In the entries below, count every line with the string "this". State the count and nothing else.

####################

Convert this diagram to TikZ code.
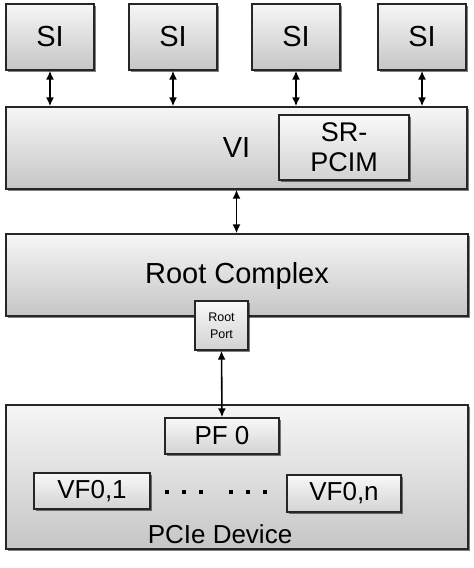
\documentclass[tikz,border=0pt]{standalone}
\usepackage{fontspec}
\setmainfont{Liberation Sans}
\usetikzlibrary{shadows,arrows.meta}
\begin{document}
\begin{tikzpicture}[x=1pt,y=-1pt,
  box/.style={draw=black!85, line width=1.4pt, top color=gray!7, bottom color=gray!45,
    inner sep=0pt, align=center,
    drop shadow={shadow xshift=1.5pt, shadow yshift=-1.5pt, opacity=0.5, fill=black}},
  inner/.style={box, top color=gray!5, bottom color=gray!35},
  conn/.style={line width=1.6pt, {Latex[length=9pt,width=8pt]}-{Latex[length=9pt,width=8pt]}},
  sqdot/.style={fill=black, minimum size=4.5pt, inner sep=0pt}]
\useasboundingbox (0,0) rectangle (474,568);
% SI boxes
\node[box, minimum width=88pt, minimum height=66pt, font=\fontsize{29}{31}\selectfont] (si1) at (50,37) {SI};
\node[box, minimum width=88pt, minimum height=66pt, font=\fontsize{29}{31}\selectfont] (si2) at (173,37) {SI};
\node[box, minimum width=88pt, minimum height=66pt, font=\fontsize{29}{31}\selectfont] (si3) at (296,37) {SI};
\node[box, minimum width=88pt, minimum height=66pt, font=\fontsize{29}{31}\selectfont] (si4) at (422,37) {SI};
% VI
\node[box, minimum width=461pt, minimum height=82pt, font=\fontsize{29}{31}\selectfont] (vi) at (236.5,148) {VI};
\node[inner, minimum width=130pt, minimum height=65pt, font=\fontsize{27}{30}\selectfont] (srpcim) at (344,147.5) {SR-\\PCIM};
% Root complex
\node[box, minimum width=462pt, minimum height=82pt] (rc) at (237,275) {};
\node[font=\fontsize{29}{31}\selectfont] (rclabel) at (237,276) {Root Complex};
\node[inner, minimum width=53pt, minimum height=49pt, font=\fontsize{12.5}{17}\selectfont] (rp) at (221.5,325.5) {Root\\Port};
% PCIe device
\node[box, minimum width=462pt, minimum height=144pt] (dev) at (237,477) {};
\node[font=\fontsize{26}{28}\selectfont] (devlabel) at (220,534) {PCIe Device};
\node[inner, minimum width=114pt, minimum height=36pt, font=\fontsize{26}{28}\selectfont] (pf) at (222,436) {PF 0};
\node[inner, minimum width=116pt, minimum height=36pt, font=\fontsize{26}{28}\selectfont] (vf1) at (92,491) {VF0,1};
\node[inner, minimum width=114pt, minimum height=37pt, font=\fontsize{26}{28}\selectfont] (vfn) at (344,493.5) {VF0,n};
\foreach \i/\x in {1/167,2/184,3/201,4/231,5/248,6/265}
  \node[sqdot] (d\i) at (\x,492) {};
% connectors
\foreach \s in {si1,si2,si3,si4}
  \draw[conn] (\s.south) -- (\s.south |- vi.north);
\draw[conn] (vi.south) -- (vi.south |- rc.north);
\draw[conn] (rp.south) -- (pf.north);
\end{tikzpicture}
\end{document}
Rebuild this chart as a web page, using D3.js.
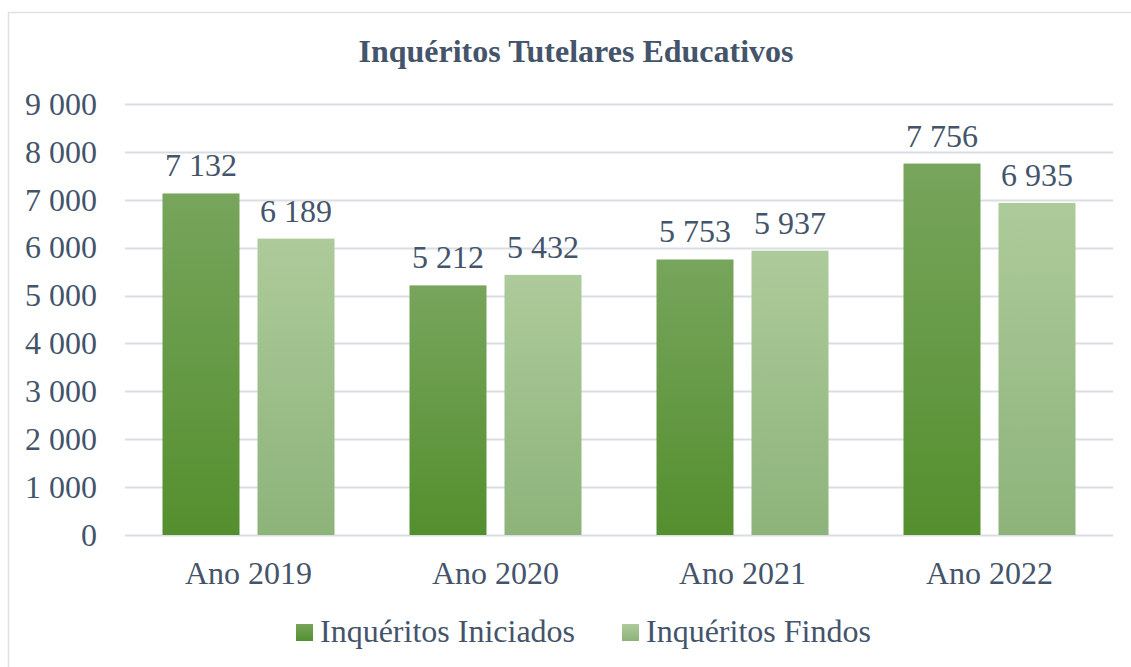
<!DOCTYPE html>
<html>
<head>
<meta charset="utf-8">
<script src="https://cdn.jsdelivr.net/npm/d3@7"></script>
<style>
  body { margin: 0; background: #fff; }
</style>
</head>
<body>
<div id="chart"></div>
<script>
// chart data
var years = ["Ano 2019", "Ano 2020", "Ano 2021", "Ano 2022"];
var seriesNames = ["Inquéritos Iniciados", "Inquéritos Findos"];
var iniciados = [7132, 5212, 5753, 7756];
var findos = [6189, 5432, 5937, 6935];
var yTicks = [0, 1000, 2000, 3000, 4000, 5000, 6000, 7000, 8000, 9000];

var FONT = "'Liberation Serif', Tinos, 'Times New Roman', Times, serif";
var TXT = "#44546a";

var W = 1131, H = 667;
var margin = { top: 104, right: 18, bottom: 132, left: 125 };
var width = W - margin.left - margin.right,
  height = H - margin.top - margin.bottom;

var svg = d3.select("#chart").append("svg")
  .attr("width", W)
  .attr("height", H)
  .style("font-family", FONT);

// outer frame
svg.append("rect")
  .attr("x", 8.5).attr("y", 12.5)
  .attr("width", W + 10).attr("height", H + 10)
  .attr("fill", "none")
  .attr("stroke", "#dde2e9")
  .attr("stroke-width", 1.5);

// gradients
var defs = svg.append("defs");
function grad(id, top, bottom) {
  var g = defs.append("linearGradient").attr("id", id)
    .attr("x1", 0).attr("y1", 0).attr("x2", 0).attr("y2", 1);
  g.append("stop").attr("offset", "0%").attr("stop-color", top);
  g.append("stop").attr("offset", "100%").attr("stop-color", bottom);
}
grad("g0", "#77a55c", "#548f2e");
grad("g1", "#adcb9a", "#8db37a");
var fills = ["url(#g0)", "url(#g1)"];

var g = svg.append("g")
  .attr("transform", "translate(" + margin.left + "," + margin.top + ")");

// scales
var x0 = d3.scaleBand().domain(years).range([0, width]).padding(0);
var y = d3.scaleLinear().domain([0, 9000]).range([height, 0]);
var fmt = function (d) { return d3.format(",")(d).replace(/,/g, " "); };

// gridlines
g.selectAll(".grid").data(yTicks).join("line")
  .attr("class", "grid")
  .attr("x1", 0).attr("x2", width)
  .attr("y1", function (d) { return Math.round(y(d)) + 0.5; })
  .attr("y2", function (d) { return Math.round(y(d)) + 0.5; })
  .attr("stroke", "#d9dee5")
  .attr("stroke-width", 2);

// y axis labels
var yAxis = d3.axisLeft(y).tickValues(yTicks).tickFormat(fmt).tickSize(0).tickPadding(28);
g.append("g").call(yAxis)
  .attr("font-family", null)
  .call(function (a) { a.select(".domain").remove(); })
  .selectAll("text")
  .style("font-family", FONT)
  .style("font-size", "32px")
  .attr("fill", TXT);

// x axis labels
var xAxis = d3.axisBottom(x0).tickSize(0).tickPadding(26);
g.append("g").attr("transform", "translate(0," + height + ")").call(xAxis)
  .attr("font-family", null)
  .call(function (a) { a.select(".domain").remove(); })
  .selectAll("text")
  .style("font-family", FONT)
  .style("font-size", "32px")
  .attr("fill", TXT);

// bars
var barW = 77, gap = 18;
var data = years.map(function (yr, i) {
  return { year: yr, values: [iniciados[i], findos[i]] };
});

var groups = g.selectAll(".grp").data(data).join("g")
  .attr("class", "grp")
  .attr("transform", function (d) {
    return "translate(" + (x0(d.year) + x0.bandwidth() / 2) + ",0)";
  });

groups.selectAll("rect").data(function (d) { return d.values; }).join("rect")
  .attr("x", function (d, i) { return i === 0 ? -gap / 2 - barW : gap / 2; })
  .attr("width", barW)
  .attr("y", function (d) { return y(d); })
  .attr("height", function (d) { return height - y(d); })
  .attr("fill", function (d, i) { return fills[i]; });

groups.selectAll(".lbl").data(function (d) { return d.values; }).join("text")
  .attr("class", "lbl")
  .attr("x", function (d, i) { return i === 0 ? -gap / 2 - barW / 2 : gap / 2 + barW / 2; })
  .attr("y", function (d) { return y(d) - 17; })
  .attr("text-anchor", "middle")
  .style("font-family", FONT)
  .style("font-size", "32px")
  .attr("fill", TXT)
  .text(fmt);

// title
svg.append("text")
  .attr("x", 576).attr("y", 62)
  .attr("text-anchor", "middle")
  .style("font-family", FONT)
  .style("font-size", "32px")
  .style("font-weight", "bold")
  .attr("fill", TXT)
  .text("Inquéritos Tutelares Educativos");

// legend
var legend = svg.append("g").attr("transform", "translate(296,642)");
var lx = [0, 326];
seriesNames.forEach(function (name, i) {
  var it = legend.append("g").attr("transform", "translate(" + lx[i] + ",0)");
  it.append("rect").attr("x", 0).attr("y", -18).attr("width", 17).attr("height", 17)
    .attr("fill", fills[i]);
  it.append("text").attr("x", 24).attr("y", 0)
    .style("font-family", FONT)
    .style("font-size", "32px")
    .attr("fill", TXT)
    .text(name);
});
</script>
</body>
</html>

####################

Task answer »
2